WORK TO DO:
Copy nothing but the text: reproduce each line of the listing exactly and leave the pictures out.

━━━ THE DATA

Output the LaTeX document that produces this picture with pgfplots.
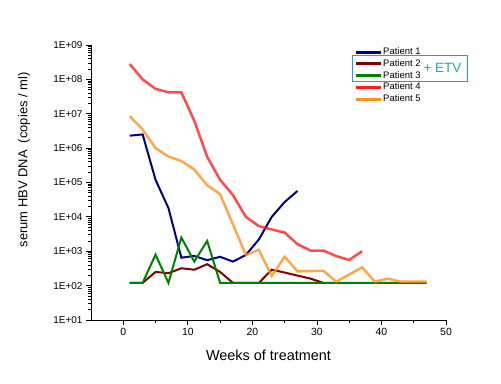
\documentclass[border=0pt]{standalone}
\usepackage{fontspec}
\setmainfont{Liberation Sans}
\usepackage{pgfplots}
\pgfplotsset{compat=1.18}
\definecolor{p1}{RGB}{0,0,128}
\definecolor{p2}{RGB}{128,0,0}
\definecolor{p3}{RGB}{0,128,0}
\definecolor{p4}{RGB}{255,30,30}
\definecolor{p5}{RGB}{255,145,30}
\definecolor{etv}{RGB}{27,161,226}
\begin{document}
\begin{tikzpicture}
\begin{axis}[
  name=ax, at={(0,0)}, anchor=south west,
  scale only axis, width=355bp, height=275bp,
  ymode=log, xmin=-5, xmax=50, ymin=1e1, ymax=1e9,
  axis lines*=left, tick align=outside, tick pos=left,
  xtick={0,10,20,30,40,50}, minor x tick num=1,
  ytick={1e1,1e2,1e3,1e4,1e5,1e6,1e7,1e8,1e9},
  yticklabels={1E+01,1E+02,1E+03,1E+04,1E+05,1E+06,1E+07,1E+08,1E+09},
  major tick length=5bp, minor tick length=3bp,
  every tick/.style={black, line width=0.8pt},
  axis line style={line width=0.8pt},
  /pgf/number format/assume math mode=true,
  ticklabel style={font=\fontsize{10.5}{12}\selectfont},
  yticklabel style={font=\fontsize{10}{11}\selectfont},
  xlabel={Weeks of treatment},
  ylabel={serum HBV DNA\ \ (copies / ml)},
  xlabel style={font=\fontsize{14.5}{16}\selectfont, at={(axis description cs:0.5,-0.127)}, anchor=center},
  ylabel style={font=\fontsize{13}{15}\selectfont, at={(axis description cs:-0.189,0.582)}, anchor=center},
  legend style={draw=none, fill=none, at={(axis description cs:0.741,0.991)}, anchor=north west,
    font=\fontsize{9.5}{10}\selectfont, row sep=2.75bp, inner sep=0pt, column sep=1bp,
    nodes={inner sep=0pt, text height=7bp, text depth=2bp}},
  legend cell align=left,
  legend image code/.code={\draw[#1, line width=3pt, opacity=1] (0bp,0bp) -- (25bp,0bp);},
  clip=false,
]
\addplot[p1, line width=2pt] coordinates {
(1,2.3e6) (3,2.5e6) (5,1.2e5) (7,1.8e4) (9,650) (11,730) (13,550) (15,690) (17,500) (19,780) (21,2200) (23,1.0e4) (25,2.7e4) (27,5.7e4)};
\addlegendentry{Patient 1}
\addplot[p2, line width=2pt] coordinates {
(1,120) (3,120) (5,250) (7,230) (9,320) (11,290) (13,420) (15,250) (17,120) (19,120) (21,120) (23,290) (25,240) (27,196) (29,160) (31,120)};
\addlegendentry{Patient 2}
\addplot[p3, line width=2pt] coordinates {
(1,120) (3,120) (5,800) (7,120) (9,2500) (11,500) (13,2000) (15,120) (47,120)};
\addlegendentry{Patient 3}
\addplot[p4, line width=2.5pt, opacity=0.8] coordinates {
(1,2.8e8) (3,1.0e8) (5,5.3e7) (7,4.2e7) (9,4.2e7) (11,6.3e6) (13,5.6e5) (15,1.2e5) (17,4.3e4) (19,1.0e4) (21,5.4e3) (23,4.3e3) (25,3.5e3) (27,1.6e3) (29,1.05e3) (31,1.05e3) (33,720) (35,560) (37,1.0e3)};
\addlegendentry{Patient 4}
\addplot[p5, line width=2.5pt, opacity=0.8] coordinates {
(1,8.5e6) (3,3.5e6) (5,1.0e6) (7,5.7e5) (9,4.2e5) (11,2.4e5) (13,8.3e4) (15,4.6e4) (19,780) (21,1.1e3) (23,190) (25,690) (27,260) (29,265) (31,270) (33,130) (37,340) (39,130) (41,160) (43,130) (47,130)};
\addlegendentry{Patient 5}
\draw[etv, line width=0.9pt] (axis description cs:0.736,0.962) rectangle (axis description cs:1.059,0.869);
\node[etv, font=\fontsize{13.5}{15}\selectfont, anchor=center] at (axis description cs:0.99,0.917) {+ ETV};
\end{axis}
\useasboundingbox (-91bp,-64bp) rectangle (410bp,320bp);
\end{tikzpicture}
\end{document}
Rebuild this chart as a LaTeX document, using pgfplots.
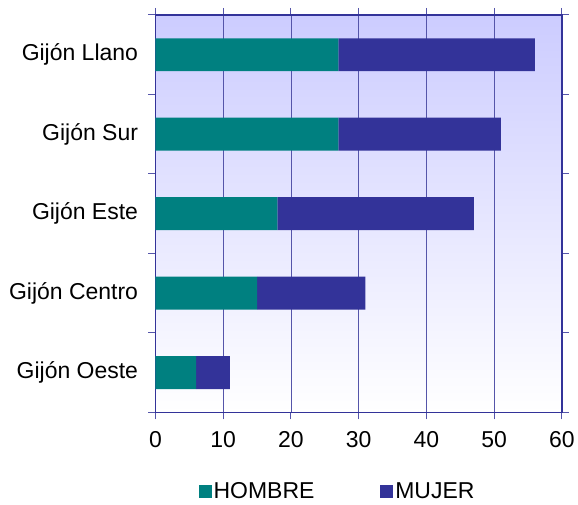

━━━━━━

TASK RESULT:
Output the LaTeX document that produces this picture with pgfplots.
\documentclass[border=0pt]{standalone}
\usepackage{fontspec}
\setmainfont{Liberation Sans}
\usepackage{pgfplots}
\pgfplotsset{compat=1.18}
\definecolor{p1}{RGB}{0,0,128}
\definecolor{p2}{RGB}{128,0,0}
\definecolor{p3}{RGB}{0,128,0}
\definecolor{p4}{RGB}{255,30,30}
\definecolor{p5}{RGB}{255,145,30}
\definecolor{etv}{RGB}{27,161,226}
\begin{document}
\begin{tikzpicture}
\begin{axis}[
  name=ax, at={(0,0)}, anchor=south west,
  scale only axis, width=355bp, height=275bp,
  ymode=log, xmin=-5, xmax=50, ymin=1e1, ymax=1e9,
  axis lines*=left, tick align=outside, tick pos=left,
  xtick={0,10,20,30,40,50}, minor x tick num=1,
  ytick={1e1,1e2,1e3,1e4,1e5,1e6,1e7,1e8,1e9},
  yticklabels={1E+01,1E+02,1E+03,1E+04,1E+05,1E+06,1E+07,1E+08,1E+09},
  major tick length=5bp, minor tick length=3bp,
  every tick/.style={black, line width=0.8pt},
  axis line style={line width=0.8pt},
  /pgf/number format/assume math mode=true,
  ticklabel style={font=\fontsize{10.5}{12}\selectfont},
  yticklabel style={font=\fontsize{10}{11}\selectfont},
  xlabel={Weeks of treatment},
  ylabel={serum HBV DNA\ \ (copies / ml)},
  xlabel style={font=\fontsize{14.5}{16}\selectfont, at={(axis description cs:0.5,-0.127)}, anchor=center},
  ylabel style={font=\fontsize{13}{15}\selectfont, at={(axis description cs:-0.189,0.582)}, anchor=center},
  legend style={draw=none, fill=none, at={(axis description cs:0.741,0.991)}, anchor=north west,
    font=\fontsize{9.5}{10}\selectfont, row sep=2.75bp, inner sep=0pt, column sep=1bp,
    nodes={inner sep=0pt, text height=7bp, text depth=2bp}},
  legend cell align=left,
  legend image code/.code={\draw[#1, line width=3pt, opacity=1] (0bp,0bp) -- (25bp,0bp);},
  clip=false,
]
\addplot[p1, line width=2pt] coordinates {
(1,2.3e6) (3,2.5e6) (5,1.2e5) (7,1.8e4) (9,650) (11,730) (13,550) (15,690) (17,500) (19,780) (21,2200) (23,1.0e4) (25,2.7e4) (27,5.7e4)};
\addlegendentry{Patient 1}
\addplot[p2, line width=2pt] coordinates {
(1,120) (3,120) (5,250) (7,230) (9,320) (11,290) (13,420) (15,250) (17,120) (19,120) (21,120) (23,290) (25,240) (27,196) (29,160) (31,120)};
\addlegendentry{Patient 2}
\addplot[p3, line width=2pt] coordinates {
(1,120) (3,120) (5,800) (7,120) (9,2500) (11,500) (13,2000) (15,120) (47,120)};
\addlegendentry{Patient 3}
\addplot[p4, line width=2.5pt, opacity=0.8] coordinates {
(1,2.8e8) (3,1.0e8) (5,5.3e7) (7,4.2e7) (9,4.2e7) (11,6.3e6) (13,5.6e5) (15,1.2e5) (17,4.3e4) (19,1.0e4) (21,5.4e3) (23,4.3e3) (25,3.5e3) (27,1.6e3) (29,1.05e3) (31,1.05e3) (33,720) (35,560) (37,1.0e3)};
\addlegendentry{Patient 4}
\addplot[p5, line width=2.5pt, opacity=0.8] coordinates {
(1,8.5e6) (3,3.5e6) (5,1.0e6) (7,5.7e5) (9,4.2e5) (11,2.4e5) (13,8.3e4) (15,4.6e4) (19,780) (21,1.1e3) (23,190) (25,690) (27,260) (29,265) (31,270) (33,130) (37,340) (39,130) (41,160) (43,130) (47,130)};
\addlegendentry{Patient 5}
\draw[etv, line width=0.9pt] (axis description cs:0.736,0.962) rectangle (axis description cs:1.059,0.869);
\node[etv, font=\fontsize{13.5}{15}\selectfont, anchor=center] at (axis description cs:0.99,0.917) {+ ETV};
\end{axis}
\useasboundingbox (-91bp,-64bp) rectangle (410bp,320bp);
\end{tikzpicture}
\end{document}
Rebuild this chart as a LaTeX document, using pgfplots.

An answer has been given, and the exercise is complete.